Let $B$ be set of $\{0,1\}$ and $B_n$ be the set of all strings of length $n$. How many functions can be constructed from $B_n$ to $B$ using logical operators like AND, OR, NOT.
Help $\rightarrow$ Define a function using all the operations AND, OR, NOT. Which gives only one output for an input of $n$-tuples?
Edit 1: Am a beginner to discrete math. I know I need a function that will take up all strings and give one output to set $B$. I don't understand the hint provided regarding $n$-tuples.
On
The wording of your hint doesn't make much sense. The closest thing to it seems to be the following: For any sequence $t_1, t_2, \dots, t_n$ in $\{0, 1\}$, try writing a boolean function $f(x_1, x_2, \dots, x_n)$ using and, or, not such that $f(x_1, x_2, \dots, x_n) = 1$ iff $x_1 = t_1, x_2 = t_2, \dots, x_n = t_n$.

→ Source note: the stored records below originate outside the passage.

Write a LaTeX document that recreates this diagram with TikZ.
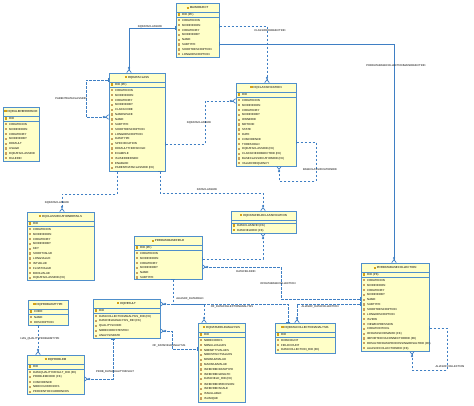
\documentclass[tikz,border=0pt]{standalone}
\usepackage{fontspec}
\setmainfont{Liberation Sans}
\usetikzlibrary{arrows.meta,calc}
\definecolor{entfill}{HTML}{FFFFC8}
\definecolor{entbord}{HTML}{4F8FCB}
\definecolor{lnk}{HTML}{3F7FC4}
\definecolor{keyc}{HTML}{D4A017}
\definecolor{attc}{HTML}{C8A060}
\newcommand\ent[9]{%
  \node[entbox,minimum width=#4pt,minimum height=#5pt,anchor=north west] (#1) at (#2,#3) {};
  \draw[entbord,line width=0.6pt] (#2,#3+9) -- ++(#4,0);
  \node[titletxt] at (#2+#4/2,#3+4.6) {\textcolor{keyc}{\rule{2.2pt}{2pt}}\hspace{1pt}#6};
  \foreach \rn [count=\i] in {#8} {
    \node[rowtxt] at (#2+6,#3+9+\i*4.85-2.3) {\rn};
    \fill[keyc] (#2+2,#3+9+\i*4.85-3.5) rectangle ++(2.4,2.2);
  }
  \draw[entbord,line width=0.6pt] (#2,#3+9.5+#7*4.85) -- ++(#4,0);
  \foreach \rn [count=\i] in {#9} {
    \node[rowtxt] at (#2+6,#3+10+#7*4.85+\i*4.85-2.3) {\rn};
    \fill[attc] (#2+2.4,#3+10+#7*4.85+\i*4.85-3.5) rectangle ++(1.6,2.2);
  }
}
\begin{document}
\begin{tikzpicture}[x=1pt,y=-1pt,
  entbox/.style={draw=entbord,fill=entfill,line width=0.8pt,inner sep=0pt,outer sep=0pt,rectangle},
  rowtxt/.style={anchor=west,inner sep=0pt,font=\fontsize{2.85}{3}\selectfont},
  titletxt/.style={inner sep=0pt,font=\fontsize{2.9}{3}\selectfont},
  lbl/.style={inner sep=0pt,font=\fontsize{2.7}{3}\selectfont},
  rel/.style={draw=lnk,line width=0.7pt,dash pattern=on 2.4pt off 1.6pt},
  idrel/.style={draw=lnk,line width=0.7pt},
  om/.style={arrows={{Bar[width=4.5pt,line width=0.7pt]}-{Circle[open,length=2.2pt,width=2.2pt,line width=0.6pt]Straight Barb[reversed,length=3pt,width=4.5pt,line width=0.7pt]}}},
  mo/.style={arrows={{Straight Barb[reversed,length=3pt,width=4.5pt,line width=0.7pt]Circle[open,length=2.2pt,width=2.2pt,line width=0.6pt]}-{Bar[width=4.5pt,line width=0.7pt]}}}
]
\useasboundingbox (0,0) rectangle (474,405);
\fill[white] (0,0) rectangle (474,405);

\ent{mo}{176}{3}{43}{54}{MAINOBJECT}{1}{RID (PK)}{CREATEDON,MODIFIEDON,CREATEDBY,MODIFIEDBY,NAME,SUBTYPE,SHORTDESCRIPTION,LONGDESCRIPTION}
\ent{dc}{109}{73}{56}{98}{DQDATACLASS}{1}{RID (PK)}{CREATEDON,MODIFIEDON,CREATEDBY,MODIFIEDBY,CLASSCODE,NAMESPACE,NAME,SUBTYPE,SHORTDESCRIPTION,LONGDESCRIPTION,DATATYPE,SPECIFICATION,DEFAULTTHRESHOLD,EXAMPLE,ISUSERDEFINED,ENABLED,PARENTDATACLASSRID (FK)}
\ent{cls}{236}{83}{60}{83}{DQCLASSIFICATION}{1}{RID}{CREATEDON,MODIFIEDON,CREATEDBY,MODIFIEDBY,OWNERID,METHOD,STATE,DATE,CONFIDENCE,THRESHOLD,DQDATACLASSRID (FK),CLASSIFIEDOBJECTRID (FK),BASECLASSIFICATIONRID (FK),VALUEFREQUENCY}
\ent{rr}{3}{107}{36}{54}{DQRULEREFERENCE}{1}{RID}{CREATEDON,MODIFIEDON,CREATEDBY,MODIFIEDBY,DEFAULT,USAGE,DQDATACLASSRID,RULERID}
\ent{cd}{27}{212}{67}{68}{DQCLASSIFICATIONDETAILS}{1}{RID}{CREATEDON,MODIFIEDON,CREATEDBY,MODIFIEDBY,KEY,SHORTVALUE,LONGVALUE,INTVALUE,FLOATVALUE,BOOLVALUE,DQDATACLASSRID (FK)}
\ent{dbf}{134}{236}{68}{43}{PDRDATABASEFIELD}{1}{RID (PK)}{CREATEDON,MODIFIEDON,CREATEDBY,MODIFIEDBY,NAME,SUBTYPE}
\ent{pt}{28}{300}{40}{25}{DQPROBLEMTYPE}{1}{CODE}{NAME,DESCRIPTION}
\ent{pb}{27}{355}{57}{39.5}{DQPROBLEM}{1}{RID}{DATAQUALITYRESULT\_RID (FK),PROBLEMCODE (FK),CONFIDENCE,NBOCCURRENCES,PERCENTOCCURRENCES}
\ent{res}{93}{299}{67}{39.5}{DQRESULT}{1}{RID}{DATACOLLECTIONANALYSIS\_RID (FK),DATAFIELDANALYSIS\_RID (FK),QUALITYSCORE,NBRECORDSTESTED,ANALYSISDATE}
\ent{dfa}{198}{323}{47}{79}{DQDATAFIELDANALYSIS}{1}{RID}{NBRECORDS,NBNULLVALUES,NBEMPTYVALUES,NBDISTINCTVALUES,MINIMUMVALUE,MAXIMUMVALUE,INFERREDDATATYPE,INFERREDLENGTH,DATAFIELD\_RID (FK),INFERREDPRECISION,INFERREDSCALE,ISNULLABLE,ISUNIQUE}
\ent{dca}{275}{323}{60}{30}{DQDATACOLLECTIONANALYSIS}{1}{RID}{ROWCOUNT,FIELDCOUNT,DATACOLLECTION\_RID (FK)}
\ent{dbc}{361}{263}{68}{88}{PDRDATABASECOLLECTION}{1}{RID (PK)}{CREATEDON,MODIFIEDON,CREATEDBY,MODIFIEDBY,NAME,SUBTYPE,SHORTDESCRIPTION,LONGDESCRIPTION,ISVIEW,VIEWEXPRESSION,CREATIONTOOL,OFDATASCHEMARID (FK),IMPORTEDVIACONNECTORRID (FK),RESULTOFDATAPROCESSINGRESULTRID (FK),ALIASOFCOLLECTIONRID (FK)}

% DQDATAFIELDCLASSIFICATION
\node[entbox,minimum width=65pt,minimum height=22pt,anchor=north west] (dfc) at (231,211) {};
\draw[entbord,line width=0.6pt] (231,220) -- ++(65,0);
\draw[entbord,line width=0.6pt] (231,223) -- ++(65,0);
\node[titletxt] at (263.5,215.6) {\textcolor{keyc}{\rule{2.2pt}{2pt}}\hspace{1pt}DQDATAFIELDCLASSIFICATION};
\node[rowtxt] at (237,225.6) {DATACLASSRID (FK)};
\node[rowtxt] at (237,230.4) {DATAFIELDRID (FK)};
\fill[keyc] (233,224.4) rectangle ++(2.4,2.2);
\fill[keyc] (233,229.2) rectangle ++(2.4,2.2);

% connectors
\draw[idrel,om] ($(mo.north west)+(0,25)$) -| ($(dc.north west)+(20,0)$);
\draw[rel,om] ($(mo.north east)+(0,23)$) -| ($(cls.north west)+(31,0)$);
\draw[idrel,om] ($(mo.north east)+(0,41)$) -| ($(dbc.north west)+(33,0)$);
\draw[rel,mo] ($(dc.north west)+(0,44)$) -- ++(-23,0) |- ($(dc.north west)+(0,7)$);
\draw[rel,om] ($(dc.north east)+(0,71)$) -- ++(40,0) |- ($(cls.north west)+(0,18)$);
\draw[rel,om] ($(cls.north east)+(0,59)$) -- ++(20,0) |- ($(cls.south west)+(43,15)$) -- ($(cls.south west)+(43,0)$);
\draw[rel,om] ($(dc.south west)+(8,0)$) |- ($(cd.north west)+(35,-18)$) -- ($(cd.north west)+(35,0)$);
\draw[rel,om] ($(dc.south west)+(51,0)$) |- ($(dfc.north west)+(32,-18)$) -- ($(dfc.north west)+(32,0)$);
\draw[rel,om] ($(dbf.north east)+(0,23)$) -| ($(dfc.south west)+(32,0)$);
\draw[rel,mo] ($(dbf.north east)+(0,31)$) -- ++(79,0) |- ($(dbc.north west)+(0,36)$);
\draw[rel,om] ($(dbf.south west)+(39,0)$) |- ($(dfa.north west)+(6,-19)$) -- ($(dfa.north west)+(6,0)$);
\draw[rel,mo] ($(res.north east)+(0,5)$) -| ($(dca.north west)+(13,0)$);
\draw[rel,mo] ($(dca.north west)+(22,0)$) |- ($(dbc.north west)+(0,41)$);
\draw[rel,mo] ($(res.north east)+(0,32)$) -- ++(12,0) |- ($(dfa.north west)+(0,26)$);
\draw[rel,om] ($(pt.south west)+(10,0)$) -- ($(pb.north west)+(11,0)$);
\draw[rel,mo] ($(pb.north east)+(0,24)$) -| ($(res.south west)+(20,0)$);
\draw[rel,om] ($(dbc.north east)+(0,65)$) -- ++(18,0) |- ($(dbc.south west)+(51,19)$) -- ($(dbc.south west)+(51,0)$);

% labels
\node[lbl] at (150,27) {DQDATACLASSRID};
\node[lbl] at (270,31) {CLASSIFIEDOBJECTRID};
\node[lbl] at (396,66) {PDRDATABASECOLLECTIONMAINOBJECTRID};
\node[lbl] at (71,99) {PARENTDATACLASSRID};
\node[lbl] at (199,123) {DQDATACLASSRID};
\node[lbl] at (320,170) {BASECLASSIFICATIONRID};
\node[lbl] at (57,203) {DQDATACLASSRID};
\node[lbl] at (207,190) {DATACLASSRID};
\node[lbl] at (246,272) {DATAFIELDRID};
\node[lbl] at (278,284) {OFDATABASECOLLECTION};
\node[lbl] at (190,299) {ALIASOF\_DATAFIELD};
\node[lbl] at (232,307) {OF\_DATACOLLECTIONANALYSIS};
\node[lbl] at (320,307) {ALIASOF\_DATACOLLECTION};
\node[lbl] at (169,346) {OF\_DATAFIELDANALYSIS};
\node[lbl] at (40,339) {HAS\_QUALITYPROBLEMTYPE};
\node[lbl] at (115,372) {PROB\_DATAQUALITYRESULT};
\node[lbl] at (450,367) {ALIASOFCOLLECTION};
\end{tikzpicture}
\end{document}
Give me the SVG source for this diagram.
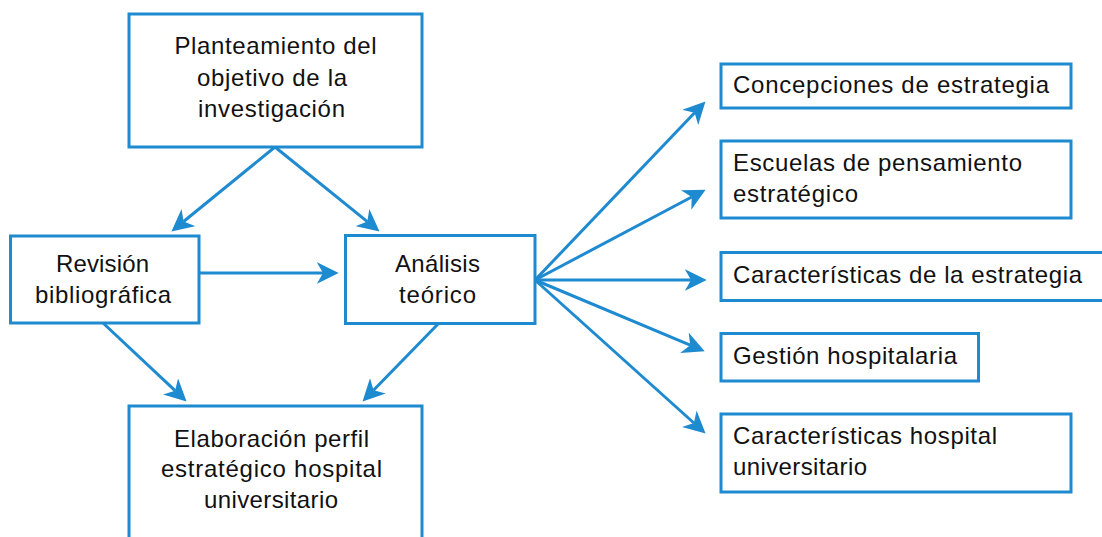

I could not post above so I am writing here:
The total no. of such functions is $2^{2^n}$ because all functions can be expressed. Say you have an arbitrary $g: B_n \rightarrow \{0, 1\}$. List all strings in $B_n$ on which $g$ takes the value $1$. Then $g$ is simply the disjunction of all characteristic functions of these strings as explained above.